Just like back in 2008 with U.S. banks, we are seeing European banks getting absolutely pummeled right now.  A recent article in The Sydney Morning Herald documented some of the carnage….

The 46-member Bloomberg Europe Banks and Financial Services Index has fallen 31 per cent this year. RBS tumbled 49 per cent, Barclays 44 per cent and France’s Societe Generale 48 per cent.

Credit Suisse and UBS both reported a 71 per cent drop in investment-banking earnings in the second quarter. Revenue at Edinburgh-based RBS’s securities unit dropped 35 per cent in the period, while London-based Barclays Capital posted a 27 per cent decline in pretax profit.

Things in Europe continue to get worse and worse and worse.

Do not take your eyes off of Europe.  This crisis is just getting started.

Not that there aren’t huge debt problems around the rest of the globe as well.

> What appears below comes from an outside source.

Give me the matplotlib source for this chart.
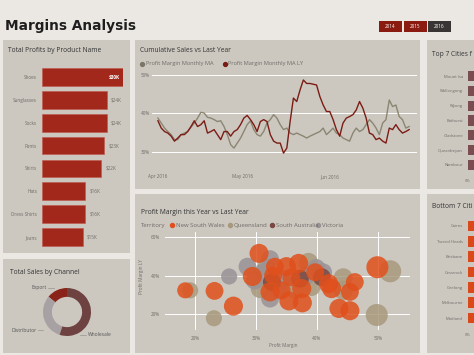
import matplotlib
matplotlib.use("Agg")
import matplotlib.pyplot as plt
import numpy as np
import pandas as pd
from matplotlib.patches import Rectangle
from matplotlib.lines import Line2D

# ---------------- data ----------------
products = ["Shoes", "Sunglasses", "Socks", "Pants", "Shirts", "Hats", "Dress Shirts", "Jeans"]
profits_k = [30, 24, 24, 23, 22, 16, 16, 15]

pm_ma = [38.8, 37.5, 36.2, 35.3, 34.5, 33.2, 33.2, 34.5, 34.9, 35.3, 36.4, 37.5, 38.8, 40.3, 40.1,
         39.0, 38.8, 38.4, 37.9, 38.1, 36.6, 34.5, 31.9, 31.0, 32.3, 33.6, 35.3, 37.1, 38.1, 35.8,
         34.5, 34.1, 35.3, 37.5, 38.4, 39.7, 38.8, 37.1, 35.8, 36.2, 34.9, 34.5, 34.9, 34.5, 34.1,
         33.6, 34.1, 34.5, 34.9, 35.3, 36.2, 34.5, 35.3, 36.2, 34.9, 34.5, 33.6, 33.2, 32.8, 34.9,
         36.2, 35.3, 35.8, 37.1, 38.4, 37.5, 36.2, 34.5, 37.5, 38.4, 43.5, 41.8, 42.2, 39.2, 38.4,
         36.2, 36.6]
pm_ma_ly = [38.1, 36.2, 35.3, 34.9, 34.1, 32.8, 33.6, 34.5, 34.5, 35.3, 36.6, 38.1, 36.6, 37.1, 38.1,
            34.9, 35.3, 35.8, 34.5, 33.2, 35.3, 35.3, 34.1, 35.3, 35.8, 37.1, 38.8, 39.5, 38.4, 37.1,
            35.3, 37.9, 38.4, 37.9, 34.5, 32.8, 32.3, 32.3, 29.7, 31.0, 37.9, 44.0, 43.1, 46.1, 48.7,
            47.8, 47.8, 47.6, 47.4, 44.4, 42.2, 40.5, 40.5, 38.4, 35.8, 34.1, 37.5, 38.8, 39.2, 39.7,
            40.9, 43.1, 41.4, 38.8, 34.9, 34.5, 33.2, 33.6, 32.8, 32.3, 36.2, 35.8, 37.1, 35.8, 34.9,
            35.3, 35.8]
line_start, line_end = "2016-04-01", "2016-06-29"
line_ticks = ["2016-04-01", "2016-05-01", "2016-06-01"]
line_ticklabels = ["Apr 2016", "May 2016", "Jun 2016"]

channels = ["Export", "Distributor", "Wholesale"]
channel_share = [14, 31, 55]

top_cities = ["Mount Isa", "Wollongong", "Wyong", "Bathurst", "Gladstone", "Queanbeyan", "Nambour"]
top_margin = [0.52, 0.51, 0.50, 0.50, 0.49, 0.49, 0.48]
bottom_cities = ["Cairns", "Tweed Heads", "Brisbane", "Cessnock", "Geelong", "Melbourne", "Maitland"]
bottom_margin = [0.30, 0.30, 0.31, 0.31, 0.31, 0.32, 0.32]

territories = ["New South Wales", "Queensland", "South Australia", "Victoria"]
nsw_x = [18.4, 23.2, 26.3, 30.5, 29.4, 32.3, 33.1, 35.0, 37.0, 35.4, 37.6, 37.5, 39.7, 41.9, 42.4, 43.6, 45.4, 46.2, 45.4, 49.9, 34.2, 35.8, 32.8]
nsw_y = [32.3, 32.0, 24.1, 51.5, 39.5, 31.5, 44.6, 44.6, 46.3, 26.8, 25.8, 33.2, 41.7, 35.7, 33.2, 22.9, 21.7, 36.6, 31.5, 44.3, 32.3, 39.1, 40.0]
nsw_s = [75, 92, 105, 105, 105, 105, 92, 105, 105, 105, 105, 105, 92, 105, 105, 105, 105, 92, 92, 140, 92, 92, 92]
qld_x = [19.2, 23.1, 30.7, 31.7, 33.9, 38.6, 39.1, 44.3, 44.3, 52.0, 49.8, 36.4, 32.8]
qld_y = [32.3, 17.8, 33.2, 44.3, 37.8, 46.8, 34.0, 38.8, 32.3, 42.2, 19.5, 32.3, 38.3]
qld_s = [75, 75, 105, 92, 105, 105, 92, 105, 105, 140, 140, 92, 92]
sa_x = [37.2, 32.6, 40.8]
sa_y = [38.3, 36.6, 39.1]
sa_s = [92, 92, 92]
vic_x = [25.6, 28.6, 29.8, 32.3, 32.3, 33.7, 38.3, 41.0, 39.9, 31.2, 34.5]
vic_y = [39.5, 44.6, 37.4, 48.5, 28.0, 32.3, 40.0, 41.7, 43.9, 41.7, 38.3]
vic_s = [75, 92, 92, 92, 92, 92, 92, 92, 92, 92, 92]

years = ["2014", "2015", "2016"]

# ---------------- style ----------------
W, H = 474, 355
BG = "#ebe8e3"
PANEL = "#ccc8c0"
BAR = "#a3281c"
TXT = "#333333"
TICK = "#6f6b66"
FONT = "Open Sans"
BUBBLE_SCALE = 1.8
plt.rcParams["font.family"] = [FONT, "DejaVu Sans"]

fig = plt.figure(figsize=(W / 100, H / 100), dpi=100, facecolor=BG)


def fx(x):
    return x / W


def fy(y):
    return 1 - y / H


def rect(x0, y0, x1, y1):
    return [x0 / W, 1 - y1 / H, (x1 - x0) / W, (y1 - y0) / H]


def panel(x0, y0, x1, y1, color=PANEL, z=-10):
    fig.patches.append(Rectangle((fx(x0), fy(y1)), (x1 - x0) / W, (y1 - y0) / H,
                                 transform=fig.transFigure, facecolor=color, edgecolor="none", zorder=z))


def clean(ax):
    ax.set_facecolor("none")
    for s in ax.spines.values():
        s.set_visible(False)


# panels
panel(3, 40, 130, 253)
panel(3, 259, 130, 353)
panel(135, 40, 420, 189)
panel(135, 194, 420, 353)
panel(427, 40, 480, 189)
panel(427, 194, 480, 353)

# title + year buttons
fig.text(fx(5), fy(30), "Margins Analysis", fontsize=9.9, fontweight="bold",
         family="DejaVu Sans", color="#1e1e1e", va="baseline")
btn_x = [379, 404, 428]
btn_col = ["#8b1a10", "#8b1a10", "#3a3535"]
for xb, yr, c in zip(btn_x, years, btn_col):
    panel(xb, 21, xb + 23, 32, c)
    fig.text(fx(xb + 11.5), fy(26.5), yr, fontsize=3.3, color="white", ha="center", va="center")

# ---------------- bar chart ----------------
fig.text(fx(8), fy(50), "Total Profits by Product Name", fontsize=4.8, color=TXT, va="center")
ax = fig.add_axes(rect(42, 65.6, 123, 248.4))
clean(ax)
ypos = np.arange(len(products))
ax.barh(ypos, profits_k, height=0.77, color=BAR, edgecolor="#c0564a", linewidth=0.4)
ax.set_xlim(0, max(profits_k))
ax.set_ylim(len(products) - 0.5, -0.5)
ax.set_xticks([])
ax.set_yticks(ypos)
ax.set_yticklabels(products, fontsize=3.3, color=TICK)
ax.tick_params(axis="y", length=0, pad=3.6)
for i, v in enumerate(profits_k):
    if i == 0:
        ax.text(v - 1.0, i, f"${v}K", color="white", fontsize=3.4, weight="bold",
                ha="right", va="center")
    else:
        ax.text(v + 1.6, i, f"${v}K", color=TICK, fontsize=3.3, ha="left", va="center")

# ---------------- line chart ----------------
fig.text(fx(140), fy(51), "Cumulative Sales vs Last Year", fontsize=4.8, color=TXT, va="center")
for xm, col, lab in [(142, "#7d7668", "Profit Margin Monthly MA"),
                     (225, "#7b1c14", "Profit Margin Monthly MA LY")]:
    fig.add_artist(Line2D([fx(xm)], [fy(64)], marker="o", ms=2.8, color=col,
                          transform=fig.transFigure, linestyle="none"))
    fig.text(fx(xm + 3.5), fy(64), lab, fontsize=4.1, color=TICK, va="center")

ax = fig.add_axes(rect(152, 70, 417, 165))
clean(ax)
dates = pd.date_range(line_start, line_end, periods=len(pm_ma))
ax.plot(dates, pm_ma, color="#8c8572", lw=1.0)
ax.plot(dates, pm_ma_ly, color="#7b1c14", lw=1.0)
t0 = pd.Timestamp(line_start)
ax.set_xlim(t0 - pd.Timedelta(days=2.1), t0 + pd.Timedelta(days=91.8))
ax.set_ylim(26.6, 51.3)
ax.set_yticks([30, 40, 50])
ax.set_yticklabels(["30%", "40%", "50%"], fontsize=3.3, color=TICK)
ax.set_xticks(pd.to_datetime(line_ticks))
ax.set_xticklabels(line_ticklabels, fontsize=3.3, color=TICK)
ax.tick_params(axis="y", length=0, pad=1.5)
ax.tick_params(axis="x", length=0, pad=6.5)
ax.grid(axis="y", color="white", lw=0.7)
ax.set_axisbelow(True)

# ---------------- scatter ----------------
fig.text(fx(141), fy(213), "Profit Margin this Year vs Last Year", fontsize=4.8, color=TXT, va="center")
sc_cols = ["#e0501c", "#a8997d", "#7a4840", "#9a9296"]
fig.text(fx(141), fy(225), "Territory", fontsize=4.3, color=TICK, va="center")
leg_x = [172, 230, 272, 318]
for xm, col, lab in zip(leg_x, sc_cols, territories):
    fig.add_artist(Line2D([fx(xm)], [fy(225)], marker="o", ms=2.9, color=col,
                          transform=fig.transFigure, linestyle="none"))
    fig.text(fx(xm + 3.5), fy(225), lab, fontsize=4.3, color=TICK, va="center")

ax = fig.add_axes(rect(165, 232, 410, 330))
clean(ax)
for xs, ys, ss, c in [(qld_x, qld_y, qld_s, sc_cols[1]), (vic_x, vic_y, vic_s, sc_cols[3]),
                      (sa_x, sa_y, sa_s, sc_cols[2]), (nsw_x, nsw_y, nsw_s, sc_cols[0])]:
    ax.scatter(xs, ys, s=np.array(ss) * BUBBLE_SCALE, color=c, alpha=0.85, linewidths=0, zorder=3)
ax.set_xlim(15.08, 55.25)
ax.set_ylim(11.7, 62.6)
ax.set_xticks([20, 30, 40, 50])
ax.set_xticklabels(["20%", "30%", "40%", "50%"], fontsize=3.3, color=TICK)
ax.set_yticks([20, 40, 60])
ax.set_yticklabels(["20%", "40%", "60%"], fontsize=3.3, color=TICK)
ax.tick_params(length=0)
ax.tick_params(axis="x", pad=4)
ax.tick_params(axis="y", pad=3.6)
ax.grid(color="white", lw=0.7)
ax.set_axisbelow(True)
fig.text(fx(283), fy(346), "Profit Margin", fontsize=3.3, color=TICK, ha="center", va="center")
fig.text(fx(142), fy(277), "Profit Margin LY", fontsize=3.3, color=TICK, ha="center",
         va="center", rotation=90)

# ---------------- donut ----------------
fig.text(fx(10), fy(273), "Total Sales by Channel", fontsize=4.8, color=TXT, va="center")
ax = fig.add_axes(rect(37, 282, 97, 342))
ax.pie(channel_share, colors=["#8b2418", "#a8a1a3", "#6e4240"], startangle=90,
       counterclock=True, wedgeprops=dict(width=0.37, edgecolor="none"))
ax.set_aspect("equal")
for lab, (lx, ly, ha, l0, l1) in zip(channels, [(47, 288, "right", 48, 54),
                                                 (37, 330, "right", 38, 43),
                                                 (88, 335, "left", 80, 86)]):
    fig.text(fx(lx), fy(ly), lab, fontsize=3.6, color="#555555", ha=ha, va="center")
    fig.add_artist(Line2D([fx(l0), fx(l1)], [fy(ly), fy(ly)], color="#8a8580", lw=0.4,
                          transform=fig.transFigure))

# ---------------- top / bottom cities ----------------
fig.text(fx(432), fy(55), "Top 7 Cities f", fontsize=4.8, color=TXT, va="center")
ax = fig.add_axes(rect(468, 68.6, 520, 172.4))
clean(ax)
yy = np.arange(len(top_cities))
ax.barh(yy, top_margin, height=0.68, color="#7a4d50")
ax.set_xlim(0, 0.6)
ax.set_ylim(len(top_cities) - 0.5, -0.5)
ax.set_yticks(yy)
ax.set_yticklabels(top_cities, fontsize=3.0, color=TICK)
ax.set_xticks([0])
ax.set_xticklabels(["0%"], fontsize=3.0, color=TICK)
ax.tick_params(length=0)
ax.tick_params(axis="y", pad=3.6)
ax.tick_params(axis="x", pad=5)

fig.text(fx(432), fy(206), "Bottom 7 Citi", fontsize=4.8, color=TXT, va="center")
ax = fig.add_axes(rect(468, 218.3, 520, 325.7))
clean(ax)
yy = np.arange(len(bottom_cities))
ax.barh(yy, bottom_margin, height=0.68, color="#d9491a")
ax.set_xlim(0, 0.4)
ax.set_ylim(len(bottom_cities) - 0.5, -0.5)
ax.set_yticks(yy)
ax.set_yticklabels(bottom_cities, fontsize=3.0, color=TICK)
ax.set_xticks([0])
ax.set_xticklabels(["0%"], fontsize=3.0, color=TICK)
ax.tick_params(length=0)
ax.tick_params(axis="y", pad=3.6)
ax.tick_params(axis="x", pad=5)

fig.savefig("out.png", dpi=100, facecolor=BG)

Japan has a national debt that is now over 200 percent of GDP, and they are really struggling to recover from the recent disasters that devastated that nation.

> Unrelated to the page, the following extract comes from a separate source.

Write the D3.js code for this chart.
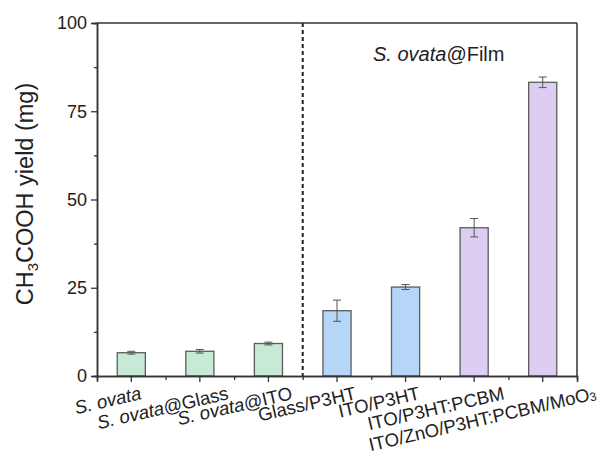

Moody’s has just downgraded Japanese government debt one notch to Aa3, and more downgrades could be coming.  For now Japan is still able to borrow huge piles of money very, very cheaply but if that changes Japan could be wiped out very quickly.

Of course the nation with the biggest debt of all is the United States.

At the moment, the U.S. national debt is sitting at a grand total of $14,649,289,670,347.85.

Fortunately, the U.S. is also able to borrow massive amounts of money very, very cheaply right now.  But when that changes it is going to be absolutely cataclysmic for our economy.

Sadly, our politicians continue to act as if this debt binge can go on forever.

According to the Congressional Budget Office, the budget deficit for the federal government will be about 1.28 trillion dollars this year.  This will be the third year in a row that we have had a budget deficit of over a trillion dollars.

To put that in perspective, from George Washington to Ronald Reagan the U.S. government racked up a grand total of about one trillion dollars of debt.  But this year alone we will go 1.28 trillion dollars more into debt.

At the moment, the U.S. national debt is expanding by about 2 and a half million dollars every single minute.  It is hard to put into words how absolutely foolish that is.

As I wrote about yesterday, someone needs to wake up America.  Our debt is exploding and our economy is dying.

We haven’t even solved the problems caused by the last financial crisis.  The real estate market is still a gigantic mess.  Purchases of both new and previously existing homes in the United States continue to fall.

But there will never be a housing recovery until there is a jobs recovery, and our politicians continue to stand by and watch as millions of our jobs are shipped overseas.

Unemployment is rampant, and even many of those that do have jobs are barely able to survive.

Back in 1980, less than 30% of all jobs in the United States were low income jobs.  Today, more than 40% of all jobs in the United States are low income jobs.

That is not a good trend.

Sadly, it looks like things are not going to get much better any time soon.

Right now, the Congressional Budget Office is projecting that unemployment in the U.S. will remain above 8% until 2014.

That should really scare you, because government numbers are almost always way too optimistic.  The folks in the federal government hardly ever project that unemployment will actually go up.

So if they are saying that unemployment will remain above 8 percent until 2014, the truth is that things will probably be worse than that.

We have entered very frightening times.  We are on the verge of a massive global debt meltdown, and nobody is sure what is going to happen next.

Let us hope for the best, but let us also prepare for the worst.